There’s a Wall of Assets That Need to Change Hands
The quest for increasing distributed to paid-in ratios has led to a more fluid M&A market that leans in favour of buyers, according to the co-head of Goldman Sachs Asset Management’s private equity business.
London-based Michael Bruun told Private Equity International that these conditions are playing out in three ways: better valuations for buyers; more time and potentially more exclusivity as a buyer; and enhanced downside protection for buyers when structuring deals, such as via the use of earnouts for sellers or guaranteed minimum returns for buyers.
“Big sums of capital have been raised, and not necessarily all of that capital has been returned to the extent that the industry has seen in prior years. It has created a wall of assets that needs to change hands over a reasonably measured period of time,” Bruun said.
“The issue for the industry is that less capital has been returned from deals made between 2019 to 2021, leading to less DPI and a prolongation of hold periods.”
There is a nervousness among some sellers around taking their assets to market for fear of failure or fear of having to transact below their expectations, Bruun added.
“There is less competitive tension, and that is leading to nice new deal formation [structures], from our perspective.” While enhanced downside protection is present at any moment during a cycle, Goldman has seen more of these transactions recently, Bruun said.
According to a study by Jeffrey Hooke, a senior finance lecturer who specializes in alternatives at Johns Hopkins Carey Business School, brand-name large-caps funds are holding onto significant amounts of unrealised value. Of the 51 private equity funds in the study, those between seven and nine years old still hold 50 percent of their stated asset value as unsold deals. This proportion sits at 34 percent for funds that are 10-12 years old.
In May, GSAM said its private equity business had agreed to acquire environmental risk reduction and advisory services firm Adler & Allan from Sun European Partners. The following month, it agreed to acquire French wealth management services and product provider Crystal, which has around €22 billion in assets under management.
One way managers have been delivering liquidity for their LPs is via GP-initiated secondaries processes. In a study of UK mid-market managers by investment bank Deutsche Numis last October, continuation funds were ranked as the most preferred exit method, above dual-track processes, IPOs and private auctions.

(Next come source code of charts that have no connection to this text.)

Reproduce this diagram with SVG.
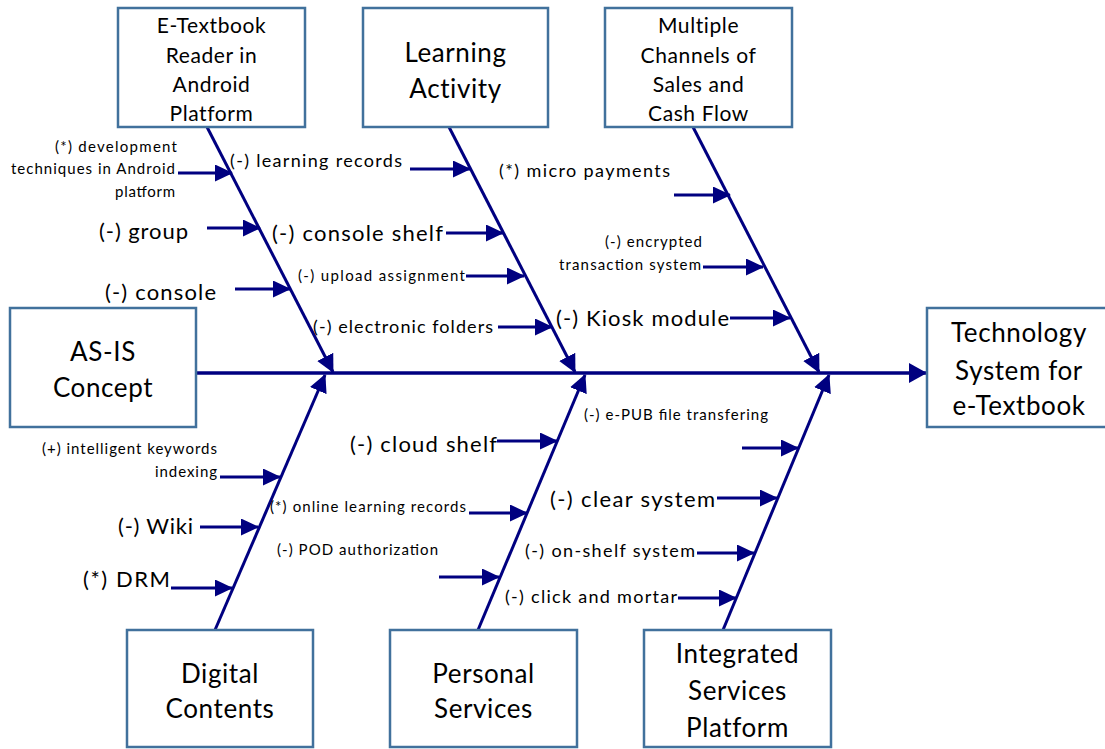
<svg xmlns="http://www.w3.org/2000/svg" width="1105" height="749" viewBox="0 0 1105 749">
  <style>
    .box { fill: #ffffff; stroke: #41719c; stroke-width: 2.5; }
    .title { font-family: Lato, "Liberation Sans", sans-serif; fill: #000000; text-anchor: middle; }
    .t21 { font-size: 21px; letter-spacing: 0.6px; }
    .t26 { font-size: 26px; letter-spacing: 0.6px; }
    .lbl { font-family: Lato, "Liberation Sans", sans-serif; fill: #000000; }
    .s15 { font-size: 15px; }
    .s18 { font-size: 18px; }
    .s22 { font-size: 22px; }
    .bone { stroke: #000080; stroke-width: 3.5; fill: none; }
    .rib { stroke: #000080; stroke-width: 3; fill: none; }
  </style>
  <defs>
    <marker id="headBig" markerUnits="userSpaceOnUse" markerWidth="18" markerHeight="20" refX="17" refY="10" orient="auto">
      <path d="M0,0 L18,10 L0,20 z" fill="#000080"/>
    </marker>
    <marker id="headMid" markerUnits="userSpaceOnUse" markerWidth="18" markerHeight="18" refX="17" refY="9" orient="auto">
      <path d="M0,0 L18,9 L0,18 z" fill="#000080"/>
    </marker>
    <marker id="headSmall" markerUnits="userSpaceOnUse" markerWidth="18" markerHeight="17" refX="17" refY="8.5" orient="auto">
      <path d="M0,0 L18,8.5 L0,17 z" fill="#000080"/>
    </marker>
  </defs>

  <rect width="1105" height="749" fill="#ffffff"/>

  <!-- spine, main bones and ribs -->
  <g id="connectors">
    <line class="bone" x1="196" y1="373" x2="926" y2="373" marker-end="url(#headBig)"/>

    <line class="rib" x1="207" y1="127" x2="333" y2="372" marker-end="url(#headMid)"/>
    <line class="rib" x1="449" y1="127" x2="575" y2="372" marker-end="url(#headMid)"/>
    <line class="rib" x1="693" y1="127" x2="819" y2="372" marker-end="url(#headMid)"/>
    <line class="rib" x1="215" y1="630" x2="325" y2="375" marker-end="url(#headMid)"/>
    <line class="rib" x1="478" y1="630" x2="585" y2="375" marker-end="url(#headMid)"/>
    <line class="rib" x1="723" y1="630" x2="829" y2="375" marker-end="url(#headMid)"/>

    <!-- causes on E-Textbook Reader bone -->
    <line class="rib" x1="178" y1="173" x2="232" y2="173" marker-end="url(#headSmall)"/>
    <line class="rib" x1="207" y1="228" x2="260" y2="228" marker-end="url(#headSmall)"/>
    <line class="rib" x1="235" y1="289" x2="290" y2="289" marker-end="url(#headSmall)"/>

    <!-- causes on Learning Activity bone -->
    <line class="rib" x1="410" y1="169" x2="470" y2="169" marker-end="url(#headSmall)"/>
    <line class="rib" x1="446" y1="233" x2="503" y2="233" marker-end="url(#headSmall)"/>
    <line class="rib" x1="466" y1="276" x2="524" y2="276" marker-end="url(#headSmall)"/>
    <line class="rib" x1="498" y1="327" x2="552" y2="327" marker-end="url(#headSmall)"/>

    <!-- causes on Multiple Channels bone -->
    <line class="rib" x1="674" y1="195" x2="730" y2="195" marker-end="url(#headSmall)"/>
    <line class="rib" x1="703" y1="267" x2="763" y2="267" marker-end="url(#headSmall)"/>
    <line class="rib" x1="730" y1="318" x2="790" y2="318" marker-end="url(#headSmall)"/>

    <!-- causes on Digital Contents bone -->
    <line class="rib" x1="220" y1="477" x2="280" y2="477" marker-end="url(#headSmall)"/>
    <line class="rib" x1="200" y1="527" x2="258" y2="527" marker-end="url(#headSmall)"/>
    <line class="rib" x1="171" y1="588" x2="232" y2="588" marker-end="url(#headSmall)"/>

    <!-- causes on Personal Services bone -->
    <line class="rib" x1="497" y1="441" x2="557" y2="441" marker-end="url(#headSmall)"/>
    <line class="rib" x1="469" y1="513" x2="527" y2="513" marker-end="url(#headSmall)"/>
    <line class="rib" x1="439" y1="577" x2="499" y2="577" marker-end="url(#headSmall)"/>

    <!-- causes on Integrated Services Platform bone -->
    <line class="rib" x1="742" y1="448" x2="798" y2="448" marker-end="url(#headSmall)"/>
    <line class="rib" x1="717" y1="498" x2="777" y2="498" marker-end="url(#headSmall)"/>
    <line class="rib" x1="697" y1="553" x2="754" y2="553" marker-end="url(#headSmall)"/>
    <line class="rib" x1="678" y1="598" x2="736" y2="598" marker-end="url(#headSmall)"/>
  </g>

  <!-- category and effect boxes -->
  <g id="node-etextbook-reader">
    <rect class="box" x="118" y="8" width="187" height="119"/>
    <text class="title t21" x="211.5" y="33">E-Textbook</text>
    <text class="title t21" x="211.5" y="63">Reader in</text>
    <text class="title t21" x="211.5" y="92">Android</text>
    <text class="title t21" x="211.5" y="121">Platform</text>
  </g>
  <g id="node-learning-activity">
    <rect class="box" x="363" y="8" width="185" height="119"/>
    <text class="title t26" x="455.5" y="62">Learning</text>
    <text class="title t26" x="455.5" y="98">Activity</text>
  </g>
  <g id="node-multiple-channels">
    <rect class="box" x="605" y="8" width="187" height="119"/>
    <text class="title t21" x="698.5" y="33">Multiple</text>
    <text class="title t21" x="698.5" y="63">Channels of</text>
    <text class="title t21" x="698.5" y="92">Sales and</text>
    <text class="title t21" x="698.5" y="121">Cash Flow</text>
  </g>
  <g id="node-as-is">
    <rect class="box" x="10" y="308" width="186" height="119"/>
    <text class="title t26" x="103" y="361">AS-IS</text>
    <text class="title t26" x="103" y="397">Concept</text>
  </g>
  <g id="node-technology-system">
    <rect class="box" x="927" y="308" width="182" height="119"/>
    <text class="title t26" x="1019" y="342">Technology</text>
    <text class="title t26" x="1019" y="380">System for</text>
    <text class="title t26" x="1019" y="415">e-Textbook</text>
  </g>
  <g id="node-digital-contents">
    <rect class="box" x="127" y="630" width="186" height="117"/>
    <text class="title t26" x="220" y="683">Digital</text>
    <text class="title t26" x="220" y="718">Contents</text>
  </g>
  <g id="node-personal-services">
    <rect class="box" x="390" y="630" width="187" height="117"/>
    <text class="title t26" x="483.5" y="683">Personal</text>
    <text class="title t26" x="483.5" y="718">Services</text>
  </g>
  <g id="node-integrated-services">
    <rect class="box" x="644" y="630" width="187" height="117"/>
    <text class="title t26" x="737.5" y="663">Integrated</text>
    <text class="title t26" x="737.5" y="700">Services</text>
    <text class="title t26" x="737.5" y="737">Platform</text>
  </g>

  <!-- cause labels -->
  <g id="labels">
    <text class="lbl s15" x="55" y="152" textLength="122" lengthAdjust="spacing">(*) development</text>
    <text class="lbl s15" x="11" y="174" textLength="164" lengthAdjust="spacing">techniques in Android</text>
    <text class="lbl s15" x="115" y="197" textLength="60" lengthAdjust="spacing">platform</text>
    <text class="lbl s22" x="99" y="239" textLength="89" lengthAdjust="spacing">(-) group</text>
    <text class="lbl s22" x="105" y="300" textLength="111" lengthAdjust="spacing">(-) console</text>

    <text class="lbl s18" x="230" y="167" textLength="172" lengthAdjust="spacing">(-) learning records</text>
    <text class="lbl s22" x="272" y="241" textLength="171" lengthAdjust="spacing">(-) console shelf</text>
    <text class="lbl s15" x="298" y="281" textLength="167" lengthAdjust="spacing">(-) upload assignment</text>
    <text class="lbl s18" x="313" y="333" textLength="180" lengthAdjust="spacing">(-) electronic folders</text>

    <text class="lbl s18" x="499" y="177" textLength="171" lengthAdjust="spacing">(*) micro payments</text>
    <text class="lbl s15" x="605" y="247" textLength="97" lengthAdjust="spacing">(-) encrypted</text>
    <text class="lbl s15" x="559" y="270" textLength="142" lengthAdjust="spacing">transaction system</text>
    <text class="lbl s22" x="556" y="326" textLength="173" lengthAdjust="spacing">(-) Kiosk module</text>

    <text class="lbl s15" x="42" y="454" textLength="175" lengthAdjust="spacing">(+) intelligent keywords</text>
    <text class="lbl s15" x="155" y="477" textLength="62" lengthAdjust="spacing">indexing</text>
    <text class="lbl s22" x="118" y="534" textLength="75" lengthAdjust="spacing">(-) Wiki</text>
    <text class="lbl s22" x="83" y="587" textLength="87" lengthAdjust="spacing">(*) DRM</text>

    <text class="lbl s22" x="350" y="452" textLength="147" lengthAdjust="spacing">(-) cloud shelf</text>
    <text class="lbl s15" x="270" y="512" textLength="196" lengthAdjust="spacing">(*) online learning records</text>
    <text class="lbl s15" x="277" y="555" textLength="161" lengthAdjust="spacing">(-) POD authorization</text>

    <text class="lbl s15" x="584" y="420" textLength="184" lengthAdjust="spacing">(-) e-PUB file transfering</text>
    <text class="lbl s22" x="550" y="507" textLength="165" lengthAdjust="spacing">(-) clear system</text>
    <text class="lbl s18" x="525" y="557" textLength="170" lengthAdjust="spacing">(-) on-shelf system</text>
    <text class="lbl s18" x="505" y="603" textLength="172" lengthAdjust="spacing">(-) click and mortar</text>
  </g>
</svg>
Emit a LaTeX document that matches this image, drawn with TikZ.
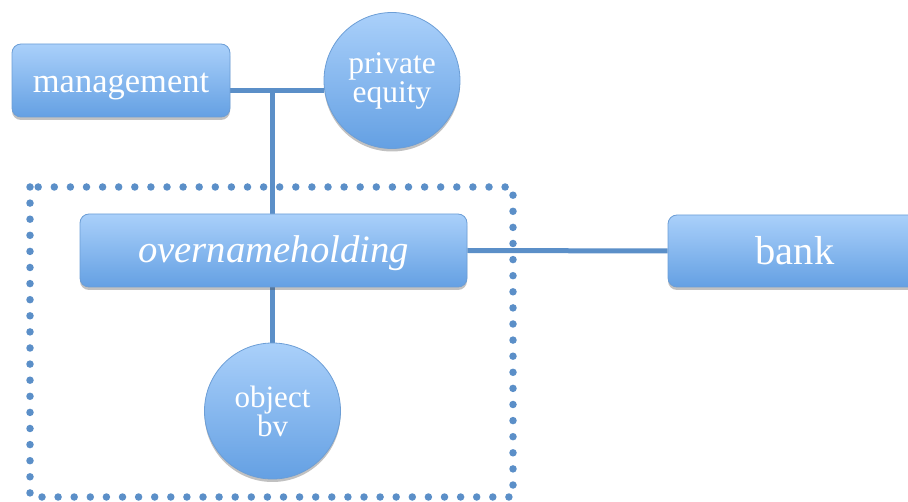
\documentclass[tikz,border=0pt]{standalone}
\usepackage{fontspec}
\setmainfont{Liberation Serif}
\usetikzlibrary{shadows,backgrounds}
\definecolor{linkblue}{RGB}{91,143,200}
\definecolor{boxtop}{RGB}{170,208,250}
\definecolor{boxbot}{RGB}{100,160,227}
\definecolor{boxedge}{RGB}{108,158,214}
\tikzset{
  unit/.style={draw=boxedge, line width=0.8pt, top color=boxtop, bottom color=boxbot,
    text=white, inner sep=0pt, align=center,
    drop shadow={shadow xshift=0pt, shadow yshift=-3pt, opacity=0.35, fill=black!70}},
  boxunit/.style={unit, rectangle, rounded corners=9pt, text depth=0pt},
  roundunit/.style={unit, circle, minimum size=136pt},
  link/.style={draw=linkblue, line width=5pt},
  groupframe/.style={draw=linkblue, line width=7.5pt, line cap=round, dash pattern=on 0pt off 16.1pt}
}
\begin{document}
\begin{tikzpicture}[x=1pt, y=-1pt]
  \useasboundingbox (0,0) rectangle (908,502);
  % dotted frame round the holding and its subsidiary
  \draw[groupframe] (30,187) rectangle (513,497);
  % units
  \node[boxunit, minimum width=218pt, minimum height=73pt, text height=25pt,
        font=\fontsize{34.5}{34.5}\selectfont]
    (mgmt) at (121,80.5) {management};
  \node[roundunit, font=\fontsize{31.5}{29}\selectfont] (pe) at (392,80.5) {private\\equity};
  \node[boxunit, minimum width=387pt, minimum height=73pt, text height=25pt,
        font=\fontsize{38.7}{38.7}\selectfont\itshape]
    (hold) at (273.5,250.5) {overnameholding};
  \node[boxunit, minimum width=254pt, minimum height=72pt, text height=28pt,
        font=\fontsize{40.5}{40.5}\selectfont]
    (bank) at (795,251) {bank};
  \node[roundunit, font=\fontsize{31}{29}\selectfont] (obj) at (272.5,411) {object\\bv};
  % connectors behind the units
  \coordinate (j) at (272,91);
  \begin{scope}[on background layer]
    \draw[link] (mgmt.east |- j) -- (j) -- (pe.west |- j);
    \draw[link] (j) -- (j |- hold.north);
    \draw[link] (hold.east) -- (bank.west);
    \draw[link] (hold.south -| obj.north) -- (obj.north);
  \end{scope}
\end{tikzpicture}
\end{document}
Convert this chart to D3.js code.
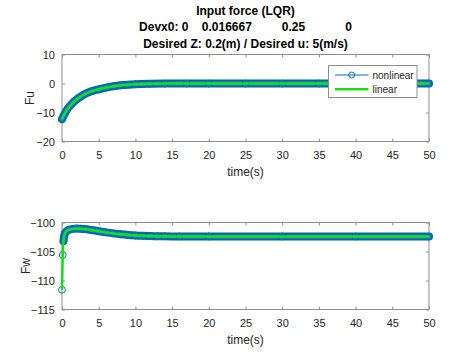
<!DOCTYPE html>
<html><head><meta charset="utf-8">
<script src="https://cdn.jsdelivr.net/npm/d3@7"></script>
<style>
body{margin:0;background:#fff}
svg{display:block;font-family:"Liberation Sans",Arial,Helvetica,sans-serif}
</style>
</head><body>
<svg id="c" width="474" height="355"></svg>
<script>
// ---- data ----
const titleLines = ["Input force (LQR)",
  "Devx0: 0    0.016667         0.25            0",
  "Desired Z: 0.2(m) / Desired u: 5(m/s)"];
const xTicks = [0, 5, 10, 15, 20, 25, 30, 35, 40, 45, 50];
const fuTicks = [-20, -10, 0, 10];
const fwTicks = [-115, -110, -105, -100];
const legendLabels = ["nonlinear", "linear"];
const xLabel = "time(s)";

const fuTime = [0, 0.25, 0.5, 0.75, 1, 1.5, 2, 2.5, 3, 4, 5, 6, 7, 8, 9, 10, 12, 14, 17, 20, 25, 30, 35, 40, 45, 50];
const fuNonlinear = [-12.3, -11.0, -9.8, -8.8, -8.0, -6.6, -5.5, -4.6, -3.8, -2.7, -2.0, -1.4, -0.95, -0.62, -0.4, -0.25, -0.1, -0.04, 0, 0, 0, 0, 0, 0, 0, 0];
const fuLinear = [-12.3, -11.0, -9.8, -8.8, -8.0, -6.6, -5.5, -4.6, -3.8, -2.7, -2.0, -1.4, -0.95, -0.62, -0.4, -0.25, -0.1, -0.04, 0, 0, 0, 0, 0, 0, 0, 0];

const fwTime = [0, 0.1, 0.2, 0.3, 0.4, 0.5, 0.75, 1, 1.5, 2, 2.5, 3, 4, 5, 6, 7, 8, 9, 10, 11, 12, 13, 14, 16, 20, 30, 40, 50];
const fwNonlinear = [-111.6, -105.6, -103.2, -102.3, -101.9, -101.65, -101.38, -101.24, -101.1, -101.05, -101.07, -101.13, -101.3, -101.5, -101.7, -101.88, -102.03, -102.15, -102.24, -102.3, -102.34, -102.37, -102.39, -102.41, -102.42, -102.42, -102.42, -102.42];
const fwLinear = [-111.6, -105.6, -103.2, -102.3, -101.9, -101.65, -101.38, -101.24, -101.1, -101.05, -101.07, -101.13, -101.3, -101.5, -101.7, -101.88, -102.03, -102.15, -102.24, -102.3, -102.34, -102.37, -102.39, -102.41, -102.42, -102.42, -102.42, -102.42];

// ---- layout / style ----
const svg = d3.select("#c");
const X0 = 62, X1 = 429;
const sampleDt = 0.1;          // simulation step: markers merge into a band where samples are dense
const blue = "#0a62aa", teal = "#2a90c0", green = "#14e014";
const axisCol = "#8f8f8f", textCol = "#262626";

svg.append("g").selectAll("text").data(titleLines).join("text")
  .attr("x", 245.5).attr("y", (d, i) => 14.5 + i * 16.7)
  .attr("text-anchor", "middle").attr("font-size", 12).attr("font-weight", "bold")
  .attr("fill", "#000").style("white-space", "pre").text(d => d);

const x = d3.scaleLinear().domain([0, 50]).range([X0, X1]);

const panels = [
  {label: "Fu", ticks: fuTicks, domain: [-20, 10], top: 54.5, bottom: 141.5, t: fuTime, nl: fuNonlinear, li: fuLinear, legend: true, labelX: 33.5},
  {label: "Fw", ticks: fwTicks, domain: [-115, -100], top: 222.5, bottom: 309.5, t: fwTime, nl: fwNonlinear, li: fwLinear, legend: false, labelX: 29.5}
];

panels.forEach(p => {
  const y = d3.scaleLinear().domain(p.domain).range([p.bottom, p.top]);
  const g = svg.append("g");

  const styleAxis = sel => {
    sel.select(".domain").remove();
    sel.selectAll(".tick line").attr("stroke", axisCol);
    sel.selectAll(".tick text").attr("fill", textCol).attr("font-size", 11)
      .attr("font-family", '"Liberation Sans",Arial,sans-serif');
  };
  g.append("g").attr("transform", `translate(0,${p.bottom})`)
    .call(d3.axisBottom(x).tickValues(xTicks).tickSizeInner(-3).tickSizeOuter(0).tickPadding(9.6)).call(styleAxis);
  g.append("g").attr("transform", `translate(0,${p.top})`)
    .call(d3.axisTop(x).tickValues(xTicks).tickSizeInner(-3).tickSizeOuter(0).tickFormat("")).call(styleAxis);
  g.append("g").attr("transform", `translate(${X0},0)`)
    .call(d3.axisLeft(y).tickValues(p.ticks).tickSizeInner(-3).tickSizeOuter(0).tickPadding(7)).call(styleAxis);
  g.append("g").attr("transform", `translate(${X1},0)`)
    .call(d3.axisRight(y).tickValues(p.ticks).tickSizeInner(-3).tickSizeOuter(0).tickFormat("")).call(styleAxis);

  g.append("rect").attr("x", X0).attr("y", p.top).attr("width", X1 - X0).attr("height", p.bottom - p.top)
    .attr("fill", "none").attr("stroke", axisCol).attr("stroke-width", 1);

  g.append("text").attr("x", (X0 + X1) / 2).attr("y", p.bottom + 34.7).attr("text-anchor", "middle")
    .attr("font-size", 12).attr("fill", textCol).text(xLabel);
  g.append("text").attr("transform", `translate(${p.labelX},${(p.top + p.bottom) / 2}) rotate(-90)`)
    .attr("text-anchor", "middle").attr("font-size", 12).attr("fill", textCol).text(p.label);

  const nlPts = p.t.map((t, i) => [t, p.nl[i]]);
  const liPts = p.t.map((t, i) => [t, p.li[i]]);
  const line = d3.line().x(d => x(d[0])).y(d => y(d[1])).curve(d3.curveMonotoneX);

  // dense-marker band: segments where consecutive samples are closer than a marker
  const runs = [];
  let cur = null;
  for (let i = 0; i < nlPts.length - 1; i++) {
    const a = nlPts[i], b = nlPts[i + 1];
    const dist = Math.hypot(x(b[0]) - x(a[0]), y(b[1]) - y(a[1]));
    const n = Math.max(1, Math.round((b[0] - a[0]) / sampleDt));
    if (dist / n < 6) {
      if (!cur) { cur = [a]; runs.push(cur); }
      cur.push(b);
    } else cur = null;
  }
  runs.forEach(r => {
    g.append("path").attr("d", line(r)).attr("fill", "none").attr("stroke", blue)
      .attr("stroke-width", 8).attr("stroke-linecap", "round").attr("stroke-linejoin", "round");
    g.append("path").attr("d", line(r)).attr("fill", "none").attr("stroke", teal)
      .attr("stroke-width", 3.8).attr("stroke-linecap", "round").attr("stroke-linejoin", "round");
  });
  g.append("path").attr("d", line(nlPts)).attr("fill", "none").attr("stroke", "#0072BD").attr("stroke-width", 1);
  g.selectAll("circle.m").data(nlPts).join("circle").attr("class", "m")
    .attr("cx", d => x(d[0])).attr("cy", d => y(d[1])).attr("r", 3.4)
    .attr("fill", "none").attr("stroke", "#0072BD").attr("stroke-width", 1);
  g.append("path").attr("d", line(liPts)).attr("fill", "none").attr("stroke", green)
    .attr("stroke-width", 2.5).attr("stroke-linejoin", "round");

  if (p.legend) {
    const lg = g.append("g");
    lg.append("rect").attr("x", 328.5).attr("y", 65.5).attr("width", 88.5).attr("height", 32)
      .attr("fill", "#fff").attr("stroke", axisCol).attr("stroke-width", 1);
    const rows = lg.selectAll("g.row").data(legendLabels).join("g").attr("class", "row")
      .attr("transform", (d, i) => `translate(0,${75 + i * 14.3})`);
    rows.append("line").attr("x1", 335).attr("x2", 368.5).attr("y1", 0).attr("y2", 0)
      .attr("stroke", (d, i) => i === 0 ? "#0072BD" : green).attr("stroke-width", (d, i) => i === 0 ? 1 : 2.5);
    rows.filter((d, i) => i === 0).append("circle").attr("cx", 351.7).attr("cy", 0).attr("r", 3)
      .attr("fill", "none").attr("stroke", "#0072BD").attr("stroke-width", 1);
    rows.append("text").attr("x", 372.5).attr("y", 3.6).attr("font-size", 10).attr("fill", textCol).text(d => d);
  }
});
</script>
</body></html>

While continuation vehicles can be relevant for many situations, Goldman’s direct private equity platform is yet to utilise this strategy to exit any of its assets, Bruun said. So far, exits to strategic buyers have been the platform’s “most prevalent option”.
“It’s very important in your investment methodology that you have a clear view the day you enter [of] how you’re going to get out of the asset,” Bruun said. When investment committees are considering buying an asset, they should think about why this may be an attractive asset to another buyer in future and what the next buyer would likely pay. Evaluating managers who use continuation vehicles extensively can be a tricky exercise, he added.
Managers need to be careful not to overextend themselves in over-utilising the continuation route, he added.
Affiliate title Buyouts reported in February that Goldman had engaged adviser Evercore to explore a continuation fund process on West Street fund portfolio company Omega Healthcare. The deal would move the healthcare management services company out of its current fund, and into a continuation vehicle.
A spokesperson for GSAM declined to comment on the continuation fund.
Bruun said that overall, conditions have led to what is increasingly a buyer’s market.
“Valuations are slightly better seen from a buy-side perspective. You get more time and exclusivity if you engage as a willing buyer – that’s helpful for the depth of the diligence you can do, for deeper underwriting and planning for value creation.”